Printed polymer transistor technology currently still falls short of the performance requirements of many applications beyond a first generation of applications in flexible, reflective displays. A lot of research in recent years has focussed on improving basic transistor performance through use of novel materials and impressive demonstrations have been made of organic integrated circuits fabricated by conventional lithographic techniques, for example by the Holst Centre in the Netherlands. Professor Henning Sirringhaus, within the Cavendish Laboratory, observes: ‘When incorporating these materials into scalable printing processes, circuit performance is usually found to be much lower. This has prevented the use of organic transistors for applications in smart objects, and companies, such as Plastic Logic, have focused instead on display applications, for which adequate performance has been achievable.’
Sirringhaus’ team developed a scalable, high-performance printing-based manufacturing process for polymer transistor circuits, using an approach for downscaling printed TFTs called self-aligned printing (SAP).

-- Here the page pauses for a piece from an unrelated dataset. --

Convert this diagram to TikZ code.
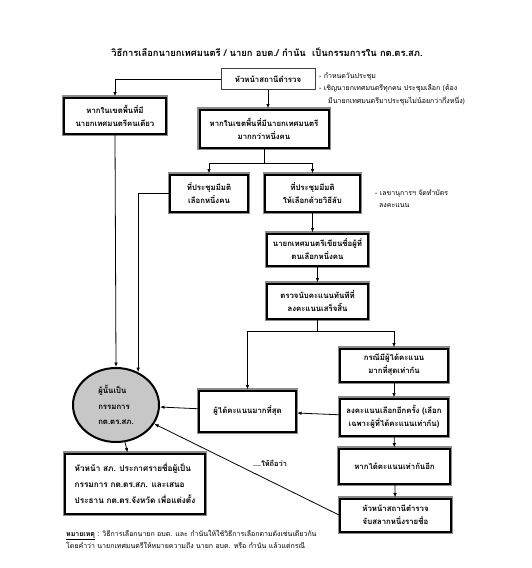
\documentclass[tikz,border=0pt]{standalone}
\usepackage{fontspec}
\newfontfamily\thaifont[Script=Thai]{Loma}
\usetikzlibrary{calc, shapes, arrows.meta}

\begin{document}
\begin{tikzpicture}[x=1pt, y=-1pt, >={Latex[length=4.5pt,width=3.5pt]},
    txt/.style={font=\thaifont\bfseries\fontsize{7.8}{13}\selectfont, inner sep=1pt},
    thinbox/.style={txt, draw=black!75, line width=0.8pt, align=center},
    heavybox/.style={txt, draw=black, line width=2pt, align=center},
    frame/.style={draw=black!45, line width=1.4pt},
    note/.style={font=\thaifont\fontsize{7}{12.5}\selectfont, align=left, anchor=west, inner sep=0pt},
    link/.style={line width=0.8pt}]
    \useasboundingbox (0,0) rectangle (532,568);

    % title
    \node[txt, font=\thaifont\bfseries\fontsize{9.4}{12}\selectfont] (title) at (267,52)
        {วิธีการเลือกนายกเทศมนตรี / นายก อบต./ กำนัน \ เป็นกรรมการใน กต.ตร.สภ.};

    % boxes
    \node[thinbox, minimum width=94pt, minimum height=21pt] (head) at (268,79) {หัวหน้าสถานีตำรวจ};
    \node[heavybox, minimum width=102pt, minimum height=36pt] (single) at (115,115.5)
        {หากในเขตพื้นที่มี\\นายกเทศมนตรีคนเดียว};
    \node[heavybox, minimum width=129pt, minimum height=38pt] (many) at (264,128.5)
        {หากในเขตพื้นที่มีนายกเทศมนตรี\\มากกว่าหนึ่งคน};
    \node[heavybox, minimum width=78pt, minimum height=37pt] (agree) at (209,193)
        {ที่ประชุมมีมติ\\เลือกหนึ่งคน};
    \node[heavybox, minimum width=95pt, minimum height=37pt] (secret) at (312.5,193)
        {ที่ประชุมมีมติ\\ให้เลือกด้วยวิธีลับ};
    \node[heavybox, minimum width=101pt, minimum height=32pt] (write) at (317.5,249.5)
        {นายกเทศมนตรีเขียนชื่อผู้ที่\\ตนเลือกหนึ่งคน};
    \node[heavybox, minimum width=101pt, minimum height=35pt] (count) at (317.5,301)
        {ตรวจนับคะแนนทันทีที่\\ลงคะแนนเสร็จสิ้น};
    \node[heavybox, minimum width=108pt, minimum height=33pt] (tie) at (394,365)
        {กรณีมีผู้ได้คะแนน\\มากที่สุดเท่ากัน};
    \node[heavybox, minimum width=108pt, minimum height=37pt] (revote) at (394,417)
        {ลงคะแนนเลือกอีกครั้ง (เลือก\\เฉพาะผู้ที่ได้คะแนนเท่ากัน)};
    \node[heavybox, minimum width=97pt, minimum height=41pt] (winner) at (247.5,411)
        {ผู้ได้คะแนนมากที่สุด};
    \node[heavybox, minimum width=111pt, minimum height=35pt] (tieagain) at (394.5,466)
        {หากได้คะแนนเท่ากันอีก};
    \node[heavybox, minimum width=111pt, minimum height=33pt] (draw) at (395.5,515)
        {หัวหน้าสถานีตำรวจ\\จับสลากหนึ่งรายชื่อ};
    \node[heavybox, align=left, minimum width=140pt, minimum height=60pt,
        font=\thaifont\bfseries\fontsize{8.2}{16}\selectfont] (announce) at (135,483.5)
        {หัวหน้า สภ. ประกาศรายชื่อผู้เป็น\\กรรมการ กต.ตร.สภ. และเสนอ\\ประธาน กต.ตร.จังหวัด เพื่อแต่งตั้ง};
    \node[txt, ellipse, draw=black, line width=2pt, fill=black!22, align=left,
        minimum width=86pt, minimum height=74pt, font=\thaifont\bfseries\fontsize{7.8}{15.5}\selectfont] (member) at (116,405)
        {ผู้นั้นเป็น\\กรรมการ\\กต.ตร.สภ.};

    % gray frames round the heavy boxes
    \foreach \n in {single,many,agree,secret,write,count,tie,revote,winner,tieagain,draw,announce}
        \draw[frame] ([shift={(-0.7pt,0.7pt)}]\n.north west) rectangle ([shift={(0.7pt,-0.7pt)}]\n.south east);

    % notes
    \node[note] (callnote) at (319,89)
        {- กำหนดวันประชุม\\- เชิญนายกเทศมนตรีทุกคน ประชุมเลือก (ต้อง\\\hspace*{9pt}มีนายกเทศมนตรีมาประชุมไม่น้อยกว่ากึ่งหนึ่ง)};
    \node[note] (ballotnote) at (375,198.5)
        {- เลขานุการฯ จัดทำบัตร\\\hspace*{4pt}ลงคะแนน};
    \node[txt, font=\thaifont\bfseries\fontsize{7.4}{12}\selectfont] (deem) at (270,463) {....ให้ถือว่า};
    \node[note] (remark) at (66,539.5)
        {\underline{\bfseries หมายเหตุ} : วิธีการเลือกนายก อบต. และ กำนันให้ใช้วิธีการเลือกตามดังเช่นเดียวกัน\\โดยคำว่า นายกเทศมนตรีให้หมายความถึง นายก อบต. หรือ กำนัน แล้วแต่กรณี};

    % connectors
    \coordinate (split) at ($(many.south)+(0,15)$);
    \coordinate (split2) at ($(count.south)+(0,12)$);
    \draw[link, ->] (head.west) -| (single.north);
    \draw[link, ->] (head.south) -- (head.south |- many.north);
    \draw[link] (many.south) -- (split);
    \draw[link, ->] (split) -| (agree.north);
    \draw[link, ->] (split) -| (secret.north);
    \draw[link, ->] (single.south) -- (member.north);
    \draw[link, ->] (agree.west) -| (member.56);
    \draw[link, ->] (secret.south) -- (secret.south |- write.north);
    \draw[link, ->] (write) -- (count);
    \draw[link] (count.south) -- (split2);
    \draw[link, ->] (split2) -| (tie.north);
    \draw[link, ->] (split2) -| (winner.north);
    \draw[link, ->] (tie) -- (revote);
    \draw[link, ->] (revote) -- (winner);
    \draw[link, ->] (winner) -- (member);
    \draw[link, ->] (revote) -- (tieagain);
    \draw[link, ->] (tieagain) -- (draw);
    \draw[link, ->] (draw.west) -- (member);
    \draw[link, ->] (member) -- (announce);
\end{tikzpicture}
\end{document}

The SAP technology, protected by several patent applications, can produce high-performance printed thin film transistors (TFTs) operating below 5V. With this technology the group was able to fabricate n-type and p-type self-aligned printed transistors with comparable mobilities, the building blocks for CMOS integrated circuits that are needed for more complex printed logic applications such as radio frequency identification (RFID). CIKC provided the funding that Sirringhaus and his team needed to take discoveries further and to develop logic capability that industrial partner Plastic Logic is using to develop interactive labels. Recently, the team identified several simple applications in wearable electronics and games and toys that required low cost interactive labels to achieve novel effects.

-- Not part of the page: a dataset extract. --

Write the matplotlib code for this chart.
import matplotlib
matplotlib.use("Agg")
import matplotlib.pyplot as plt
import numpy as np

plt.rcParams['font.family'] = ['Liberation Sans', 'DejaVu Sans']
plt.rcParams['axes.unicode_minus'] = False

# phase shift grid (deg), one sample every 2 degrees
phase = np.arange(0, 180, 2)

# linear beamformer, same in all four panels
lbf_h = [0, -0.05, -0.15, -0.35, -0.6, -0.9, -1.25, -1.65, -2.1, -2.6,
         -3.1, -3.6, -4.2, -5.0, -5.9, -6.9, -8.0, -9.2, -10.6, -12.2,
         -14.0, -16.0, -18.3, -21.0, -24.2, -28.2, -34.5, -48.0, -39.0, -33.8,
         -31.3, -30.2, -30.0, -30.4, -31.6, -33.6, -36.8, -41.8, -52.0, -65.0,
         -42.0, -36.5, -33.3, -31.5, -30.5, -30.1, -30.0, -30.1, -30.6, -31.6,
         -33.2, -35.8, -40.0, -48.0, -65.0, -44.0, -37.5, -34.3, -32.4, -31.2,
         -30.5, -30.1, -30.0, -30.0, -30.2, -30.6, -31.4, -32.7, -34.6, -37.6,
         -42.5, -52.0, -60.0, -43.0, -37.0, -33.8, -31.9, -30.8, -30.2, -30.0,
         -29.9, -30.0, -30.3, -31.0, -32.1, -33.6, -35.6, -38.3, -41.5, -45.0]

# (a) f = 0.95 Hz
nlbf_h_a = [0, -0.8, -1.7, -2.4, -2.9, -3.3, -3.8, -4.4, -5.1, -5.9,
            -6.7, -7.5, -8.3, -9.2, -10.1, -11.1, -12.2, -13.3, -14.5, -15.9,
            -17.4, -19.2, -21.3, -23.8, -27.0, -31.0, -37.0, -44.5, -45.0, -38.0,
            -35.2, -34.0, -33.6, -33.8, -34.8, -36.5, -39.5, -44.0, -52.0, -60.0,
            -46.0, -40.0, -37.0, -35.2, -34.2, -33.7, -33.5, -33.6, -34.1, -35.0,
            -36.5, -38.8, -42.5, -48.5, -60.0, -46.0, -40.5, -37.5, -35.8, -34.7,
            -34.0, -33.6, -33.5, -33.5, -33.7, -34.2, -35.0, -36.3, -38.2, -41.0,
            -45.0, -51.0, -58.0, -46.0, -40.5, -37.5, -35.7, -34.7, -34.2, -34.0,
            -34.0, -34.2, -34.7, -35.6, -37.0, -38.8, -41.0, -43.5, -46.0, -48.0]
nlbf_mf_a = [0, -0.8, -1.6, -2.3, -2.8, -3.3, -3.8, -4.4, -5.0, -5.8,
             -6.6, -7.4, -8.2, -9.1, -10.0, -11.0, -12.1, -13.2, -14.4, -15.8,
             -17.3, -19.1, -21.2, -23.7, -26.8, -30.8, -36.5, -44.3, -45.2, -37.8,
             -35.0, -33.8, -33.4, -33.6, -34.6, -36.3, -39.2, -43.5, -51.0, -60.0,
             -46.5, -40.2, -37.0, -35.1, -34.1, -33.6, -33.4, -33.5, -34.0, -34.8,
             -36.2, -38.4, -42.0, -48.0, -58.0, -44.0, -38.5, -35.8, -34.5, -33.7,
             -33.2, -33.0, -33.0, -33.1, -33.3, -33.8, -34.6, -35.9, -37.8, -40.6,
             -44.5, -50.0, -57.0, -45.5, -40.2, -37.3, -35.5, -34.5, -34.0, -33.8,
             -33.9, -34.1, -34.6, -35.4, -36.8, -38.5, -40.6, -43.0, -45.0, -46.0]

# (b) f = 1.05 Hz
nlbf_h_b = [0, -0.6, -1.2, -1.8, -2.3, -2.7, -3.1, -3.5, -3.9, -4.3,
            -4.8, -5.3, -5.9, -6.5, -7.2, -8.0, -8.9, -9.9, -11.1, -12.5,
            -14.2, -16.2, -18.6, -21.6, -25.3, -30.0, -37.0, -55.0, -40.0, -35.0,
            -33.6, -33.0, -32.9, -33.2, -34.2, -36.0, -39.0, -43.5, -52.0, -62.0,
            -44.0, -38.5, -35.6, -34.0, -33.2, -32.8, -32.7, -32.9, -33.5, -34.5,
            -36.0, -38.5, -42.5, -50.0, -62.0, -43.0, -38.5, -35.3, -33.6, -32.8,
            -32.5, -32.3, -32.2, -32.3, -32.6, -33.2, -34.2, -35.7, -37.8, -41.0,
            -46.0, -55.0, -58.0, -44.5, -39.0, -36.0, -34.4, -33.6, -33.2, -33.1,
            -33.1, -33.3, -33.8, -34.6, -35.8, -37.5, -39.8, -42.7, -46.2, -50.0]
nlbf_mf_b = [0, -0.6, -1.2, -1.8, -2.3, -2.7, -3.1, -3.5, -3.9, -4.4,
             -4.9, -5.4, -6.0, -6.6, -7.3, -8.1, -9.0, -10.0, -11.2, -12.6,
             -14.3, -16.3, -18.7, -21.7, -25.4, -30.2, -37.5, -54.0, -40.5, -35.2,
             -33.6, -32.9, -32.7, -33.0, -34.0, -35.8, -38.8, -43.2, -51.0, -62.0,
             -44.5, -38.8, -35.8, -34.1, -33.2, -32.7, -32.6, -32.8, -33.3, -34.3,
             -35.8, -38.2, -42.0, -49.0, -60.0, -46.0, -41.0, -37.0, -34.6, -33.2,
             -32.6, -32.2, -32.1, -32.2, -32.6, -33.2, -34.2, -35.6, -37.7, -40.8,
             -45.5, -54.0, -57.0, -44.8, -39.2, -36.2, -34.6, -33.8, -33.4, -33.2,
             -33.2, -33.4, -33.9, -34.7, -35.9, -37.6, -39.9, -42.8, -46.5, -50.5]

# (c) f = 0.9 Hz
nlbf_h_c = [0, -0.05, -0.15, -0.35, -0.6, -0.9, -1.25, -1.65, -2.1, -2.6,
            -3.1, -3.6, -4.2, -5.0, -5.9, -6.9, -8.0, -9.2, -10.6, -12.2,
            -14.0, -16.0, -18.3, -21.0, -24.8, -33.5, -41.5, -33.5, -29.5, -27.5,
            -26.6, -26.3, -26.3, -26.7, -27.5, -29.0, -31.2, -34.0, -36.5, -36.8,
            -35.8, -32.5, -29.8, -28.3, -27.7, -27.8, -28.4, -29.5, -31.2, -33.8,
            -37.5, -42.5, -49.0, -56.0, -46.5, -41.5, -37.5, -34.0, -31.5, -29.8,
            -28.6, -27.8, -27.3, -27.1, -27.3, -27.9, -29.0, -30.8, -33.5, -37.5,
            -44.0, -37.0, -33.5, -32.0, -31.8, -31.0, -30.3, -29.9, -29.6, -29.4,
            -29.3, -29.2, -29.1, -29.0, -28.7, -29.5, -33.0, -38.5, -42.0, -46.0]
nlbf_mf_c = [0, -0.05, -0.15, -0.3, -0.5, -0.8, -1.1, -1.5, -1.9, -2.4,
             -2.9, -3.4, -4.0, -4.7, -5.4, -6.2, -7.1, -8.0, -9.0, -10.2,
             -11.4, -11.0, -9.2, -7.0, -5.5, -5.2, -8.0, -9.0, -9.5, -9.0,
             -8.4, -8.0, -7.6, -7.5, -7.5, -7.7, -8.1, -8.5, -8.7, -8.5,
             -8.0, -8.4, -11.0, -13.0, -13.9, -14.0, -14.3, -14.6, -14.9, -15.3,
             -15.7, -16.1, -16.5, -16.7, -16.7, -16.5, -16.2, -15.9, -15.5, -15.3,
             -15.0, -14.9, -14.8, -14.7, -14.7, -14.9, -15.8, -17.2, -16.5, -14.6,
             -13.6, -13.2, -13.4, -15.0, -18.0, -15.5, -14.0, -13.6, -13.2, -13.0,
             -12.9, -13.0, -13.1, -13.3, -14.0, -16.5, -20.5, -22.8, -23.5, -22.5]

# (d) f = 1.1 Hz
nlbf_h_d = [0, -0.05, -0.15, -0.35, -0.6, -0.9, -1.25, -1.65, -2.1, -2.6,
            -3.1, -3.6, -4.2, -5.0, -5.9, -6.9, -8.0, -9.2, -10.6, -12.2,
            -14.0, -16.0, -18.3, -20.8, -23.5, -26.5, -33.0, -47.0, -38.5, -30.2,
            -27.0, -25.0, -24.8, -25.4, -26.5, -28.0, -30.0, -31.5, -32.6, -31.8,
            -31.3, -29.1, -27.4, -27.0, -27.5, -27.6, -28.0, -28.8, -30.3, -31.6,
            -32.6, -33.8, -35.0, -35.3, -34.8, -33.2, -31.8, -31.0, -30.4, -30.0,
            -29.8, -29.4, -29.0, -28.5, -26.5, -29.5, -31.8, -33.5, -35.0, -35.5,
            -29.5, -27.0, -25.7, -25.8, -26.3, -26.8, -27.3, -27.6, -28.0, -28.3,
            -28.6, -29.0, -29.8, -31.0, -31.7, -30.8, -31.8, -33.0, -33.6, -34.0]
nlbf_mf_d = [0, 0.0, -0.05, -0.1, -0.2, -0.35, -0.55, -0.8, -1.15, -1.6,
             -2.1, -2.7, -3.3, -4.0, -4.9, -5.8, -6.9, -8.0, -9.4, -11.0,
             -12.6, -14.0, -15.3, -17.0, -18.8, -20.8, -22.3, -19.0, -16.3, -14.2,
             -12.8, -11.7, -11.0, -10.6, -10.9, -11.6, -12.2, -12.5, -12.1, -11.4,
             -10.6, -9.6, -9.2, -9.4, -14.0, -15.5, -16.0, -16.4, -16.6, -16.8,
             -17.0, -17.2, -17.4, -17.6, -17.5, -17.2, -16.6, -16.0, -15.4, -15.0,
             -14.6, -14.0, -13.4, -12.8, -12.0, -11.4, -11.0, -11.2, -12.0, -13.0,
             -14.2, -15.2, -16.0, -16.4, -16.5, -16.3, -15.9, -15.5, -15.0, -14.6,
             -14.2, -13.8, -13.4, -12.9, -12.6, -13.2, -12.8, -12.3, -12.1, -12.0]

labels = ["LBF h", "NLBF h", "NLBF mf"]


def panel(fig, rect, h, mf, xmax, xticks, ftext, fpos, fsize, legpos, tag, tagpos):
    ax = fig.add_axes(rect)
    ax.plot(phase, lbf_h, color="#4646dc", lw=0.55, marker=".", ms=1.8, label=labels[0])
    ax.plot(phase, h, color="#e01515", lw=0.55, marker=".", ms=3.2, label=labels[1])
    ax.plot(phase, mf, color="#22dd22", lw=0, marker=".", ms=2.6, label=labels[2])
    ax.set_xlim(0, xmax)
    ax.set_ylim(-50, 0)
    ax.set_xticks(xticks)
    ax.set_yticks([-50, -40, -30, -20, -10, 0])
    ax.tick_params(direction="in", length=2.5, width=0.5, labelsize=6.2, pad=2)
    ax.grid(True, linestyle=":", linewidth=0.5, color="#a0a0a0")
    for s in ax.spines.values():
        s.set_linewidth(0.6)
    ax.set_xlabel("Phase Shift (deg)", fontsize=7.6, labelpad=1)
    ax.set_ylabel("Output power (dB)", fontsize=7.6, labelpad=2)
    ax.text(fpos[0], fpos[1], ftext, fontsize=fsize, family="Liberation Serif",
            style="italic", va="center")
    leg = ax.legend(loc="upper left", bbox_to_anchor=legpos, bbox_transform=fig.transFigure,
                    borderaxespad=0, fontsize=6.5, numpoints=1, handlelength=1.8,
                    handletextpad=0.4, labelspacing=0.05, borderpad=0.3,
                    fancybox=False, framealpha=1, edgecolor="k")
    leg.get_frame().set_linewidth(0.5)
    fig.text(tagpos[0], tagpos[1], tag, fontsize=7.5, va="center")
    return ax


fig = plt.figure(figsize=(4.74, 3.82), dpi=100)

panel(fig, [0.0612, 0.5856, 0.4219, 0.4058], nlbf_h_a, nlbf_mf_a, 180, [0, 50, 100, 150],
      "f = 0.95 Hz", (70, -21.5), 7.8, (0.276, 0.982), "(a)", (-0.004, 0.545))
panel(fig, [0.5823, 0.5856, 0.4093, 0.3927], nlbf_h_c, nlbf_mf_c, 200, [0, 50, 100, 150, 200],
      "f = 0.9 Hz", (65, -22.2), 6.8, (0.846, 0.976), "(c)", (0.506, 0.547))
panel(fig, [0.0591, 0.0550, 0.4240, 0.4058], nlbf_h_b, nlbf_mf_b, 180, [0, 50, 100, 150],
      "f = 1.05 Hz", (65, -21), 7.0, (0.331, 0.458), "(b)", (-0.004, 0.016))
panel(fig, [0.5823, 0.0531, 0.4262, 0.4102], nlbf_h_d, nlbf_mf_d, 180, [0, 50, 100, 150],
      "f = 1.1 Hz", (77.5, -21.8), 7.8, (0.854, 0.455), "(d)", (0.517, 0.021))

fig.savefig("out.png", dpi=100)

‘We’ve had more meaningful dialogue and provided Plastic Logic with more relevant technology,’ says Sirringhaus. This has led to a collaborative project, funded by the Technology Strategy Board (TSB), where smart label applications are being developed for commercialisation by CIKC and Plastic Logic with industrial partners. The label components – logic, display and sensors – are made using printable organic inks. The Functional Integrated Plastic Systems (FIPS) project is developing printable electronic labels for brand-enhancement applications, with a leading fast-moving consumer goods (FMCG) brand owner and the Centre for Process Innovation as well as other partners.
‘CIKC funding has meant that we could establish a team of two to three engineers over a five year duration to develop key manufacturing processes and a practical approach to system integration. This has allowed the group to work on a level that is internationally competitive,’ adds Sirringhaus.
Mike Banach, Research Manager at Plastic Logic, comments: ‘The circuit design and application-specific know-how of Henning’s team created a perfect synergy with our mature transistor technology. Together we can now engage with a new community of end-users for flexible electronics. The collaboration allowed us to tap into expertise that we didn’t have in-house and make progress very quickly.’